Il vecchio Padova torna a intravedere nubi grigie all’orizzonte. Sembrava destinato a buon fine il piano di ristrutturazione del debito con i creditori, ma da qualche settimana tutto tace. Se in passato si indicava in febbraio il termine per definire il tutto, ora le parti in causa vedono nel mese in corso quello del «dentro o fuori». Con il ritiro delle domande di fallimento da parte dell’avvocato Mattia Grassani e della società di broker Ni.Pa srl – il cui titolare Alfredo Pastorelli è ora al vertice della Vi. Fin, l’organismo di imprenditori berici che sta aiutando il Vicenza Calcio – la vertenza è uscita dalle aule del tribunale per essere portata avanti in via stragiudiziale con una particolare forma di concordato.
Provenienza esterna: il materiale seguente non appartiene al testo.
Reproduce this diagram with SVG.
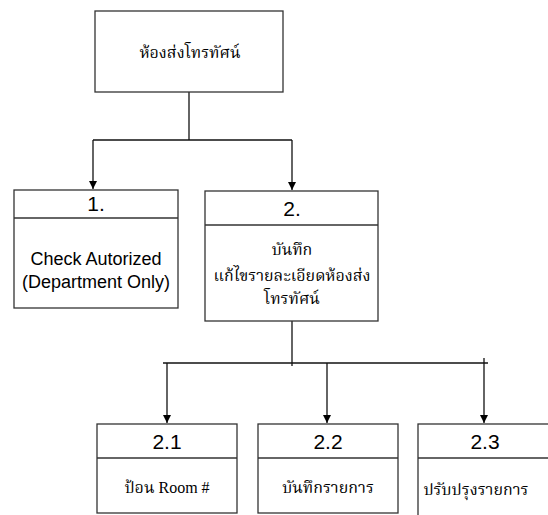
<svg xmlns="http://www.w3.org/2000/svg" width="548" height="515" viewBox="0 0 548 515">
<defs>
<style>
.box{fill:none;stroke:#333;stroke-width:1.3}
.ln{fill:none;stroke:#111;stroke-width:1.3}
.num{font-family:"Liberation Sans",Arial,sans-serif;font-size:21px;fill:#000;text-anchor:middle}
.en{font-family:"Liberation Sans",Arial,sans-serif;font-size:18px;fill:#000;text-anchor:middle}
.th{font-family:"Liberation Serif","Noto Serif Thai","Noto Sans Thai",serif;font-size:16px;fill:#000;text-anchor:middle}
</style>
<marker id="arr" viewBox="0 0 10 10" refX="10" refY="5" markerWidth="8" markerHeight="10" markerUnits="userSpaceOnUse" orient="auto">
<path d="M0,0 L10,5 L0,10 z" fill="#000"/>
</marker>
</defs>
<rect width="548" height="515" fill="#fff"/>
<g id="connectors">
<path class="ln" d="M189,92 V140"/>
<path class="ln" d="M93,140 H292"/>
<path class="ln" d="M93,140 V189" marker-end="url(#arr)"/>
<path class="ln" d="M292,140 V190" marker-end="url(#arr)"/>
<path class="ln" d="M292,321 V366"/>
<path class="ln" d="M163,363 H488"/>
<path class="ln" d="M484,358 V363"/>
<path class="ln" d="M167,363 V423" marker-end="url(#arr)"/>
<path class="ln" d="M327,363 V423" marker-end="url(#arr)"/>
<path class="ln" d="M484,363 V423" marker-end="url(#arr)"/>
</g>
<g id="node-root">
<rect class="box" x="95" y="11" width="188" height="81"/>
<text class="th" x="190" y="58">ห้องส่งโทรทัศน์</text>
</g>
<g id="node-1">
<rect class="box" x="14" y="190" width="164" height="118"/>
<line class="box" x1="14" y1="218" x2="178" y2="218"/>
<text class="num" x="96" y="211">1.</text>
<text class="en" x="96" y="265">Check Autorized</text>
<text class="en" x="96" y="288">(Department Only)</text>
</g>
<g id="node-2">
<rect class="box" x="205" y="191" width="173" height="130"/>
<line class="box" x1="205" y1="225" x2="378" y2="225"/>
<text class="num" x="292" y="216">2.</text>
<text class="th" x="292" y="255">บันทึก</text>
<text class="th" x="292" y="281">แก้ไขรายละเอียดห้องส่ง</text>
<text class="th" x="292" y="304">โทรทัศน์</text>
</g>
<g id="node-2-1">
<rect class="box" x="97" y="424" width="140" height="89"/>
<line class="box" x1="97" y1="458" x2="237" y2="458"/>
<text class="num" x="167" y="449">2.1</text>
<text class="th" x="167" y="493">ป้อน Room #</text>
</g>
<g id="node-2-2">
<rect class="box" x="258" y="424" width="140" height="89"/>
<line class="box" x1="258" y1="458" x2="398" y2="458"/>
<text class="num" x="328" y="449">2.2</text>
<text class="th" x="328" y="493">บันทึกรายการ</text>
</g>
<g id="node-2-3">
<rect class="box" x="418" y="424" width="150" height="100"/>
<line class="box" x1="418" y1="458" x2="548" y2="458"/>
<text class="num" x="485" y="449">2.3</text>
<text class="th" x="476" y="495">ปรับปรุงรายการ</text>
</g>
</svg>
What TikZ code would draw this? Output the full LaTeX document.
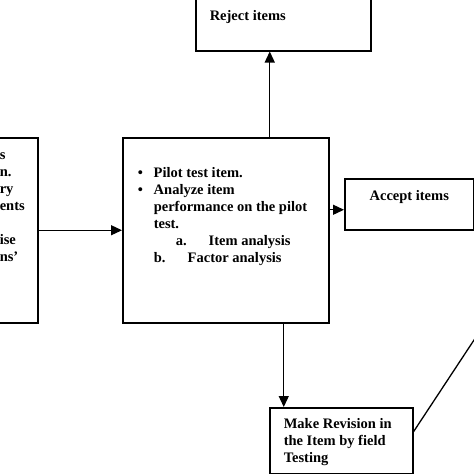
\documentclass[tikz,border=0pt]{standalone}
\usepackage{fontspec}
\setmainfont{Liberation Serif}
\usetikzlibrary{arrows.meta}
\begin{document}
\begin{tikzpicture}[x=1pt,y=1pt,
  box/.style={draw,line width=1.5pt,inner sep=0pt,anchor=north west},
  arr/.style={line width=1.3pt,-{Triangle[length=11pt,width=10pt]}},
  font=\bfseries\fontsize{14.5}{17}\selectfont]
\useasboundingbox (0,0) rectangle (474,-474);
\node[box] (L) at (-30,-137) {\begin{minipage}[c][185pt][t]{67pt}\baselineskip=17pt\leftskip=29pt\vspace*{10pt}
\strut s\\ n.\\ ry\\ ents\\[17pt] ise\\ ns'\end{minipage}};
\node[box] (pilot) at (122,-137) {\begin{minipage}[c][185pt][t]{206pt}\baselineskip=17pt\leftskip=15pt\vspace*{28pt}
\strut\makebox[16pt][l]{\textbullet}Pilot test item.\\
\makebox[16pt][l]{\textbullet}Analyze item\\
\hspace*{16pt}performance on the pilot\\
\hspace*{16pt}test.\\
\hspace*{38pt}\makebox[33pt][l]{a.}Item analysis\\
\hspace*{16pt}\makebox[34pt][l]{b.}Factor analysis\end{minipage}};
\node[box] (reject) at (195,10) {\begin{minipage}[c][60pt][t]{175pt}\leftskip=14pt\vspace*{18pt}
\strut Reject items\end{minipage}};
\node[box] (accept) at (344,-178) {\begin{minipage}[c][51pt][t]{129pt}\centering\vspace*{10pt}
\strut Accept items\end{minipage}};
\node[box] (rev) at (269,-407) {\begin{minipage}[c][66pt][t]{143pt}\baselineskip=17pt\leftskip=14pt\vspace*{9pt}
\strut Make Revision in\\ the Item by field\\ Testing\end{minipage}};
\coordinate (up) at ([xshift=44pt]pilot.north);
\coordinate (acc) at ([yshift=-5.5pt]accept.west);
\coordinate (down) at ([xshift=58pt]pilot.south);
\coordinate (diag) at ([yshift=9pt]rev.east);
\coordinate (next) at (476,-337);
\path[arr]
  (L.east) edge (L.east -| pilot.west)
  (up) edge (up |- reject.south)
  (acc -| pilot.east) edge (acc)
  (down) edge (down |- rev.north)
  (diag) edge[-] (next)
;
\end{tikzpicture}
\end{document}
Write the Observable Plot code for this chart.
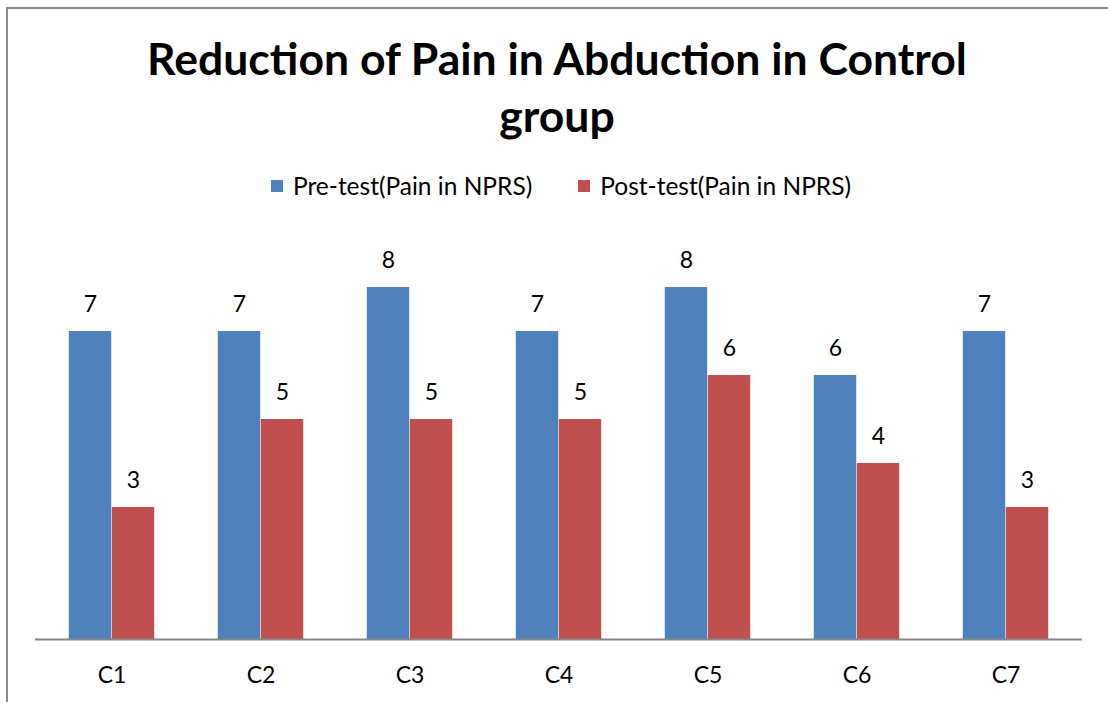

Perché questo possa essere certificato da un professionista e poi omologato dal tribunale, occorre che l’accordo di ristrutturazione venga raggiunto con un numero tale di creditori da rappresentare almeno il 60 per cento degli importi complessivamente dovuti. Per superare tale soglia manca ancora l’ok del Credito Sportivo che avanza una somma attorno ai due milioni di euro relativa alla gestione Penocchio.

Il via libera pare da tempo imminente, ma ancora non arriva e gli altri creditori (con alcuni dei quali non è stata ancora trovata in toto la quadratura del cerchio), si stanno spazientendo. Ecco perché, in assenza di novità entro fine maggio – così è stato deciso – ognuno si sentirà libero di muoversi nella maniera più opportuna. Questo comporta la possibilità di nuove istanze di fallimento, il ritorno della procedura in tribunale, con tempi più lunghi e conseguenze tutte da scoprire in caso di sentenza di fallimento. Nessuna ripercussione, va precisato, ricadrà sull’attuale Padova che potrà comunque tornare alla vecchia denominazione, ma i tempi per riappropriarsi del logo sarebbero più lunghi, anche perché il credito dell’amministrazione comunale (poco più di 300 mila euro) che in parte dovrebbe essere pagato con la restituzione del biancoscudo, non è di tipo privilegiato (come gli stipendi, i contributi previdenziali e l’Irpef) e dunque rischierebbe di restare insoddisfatto.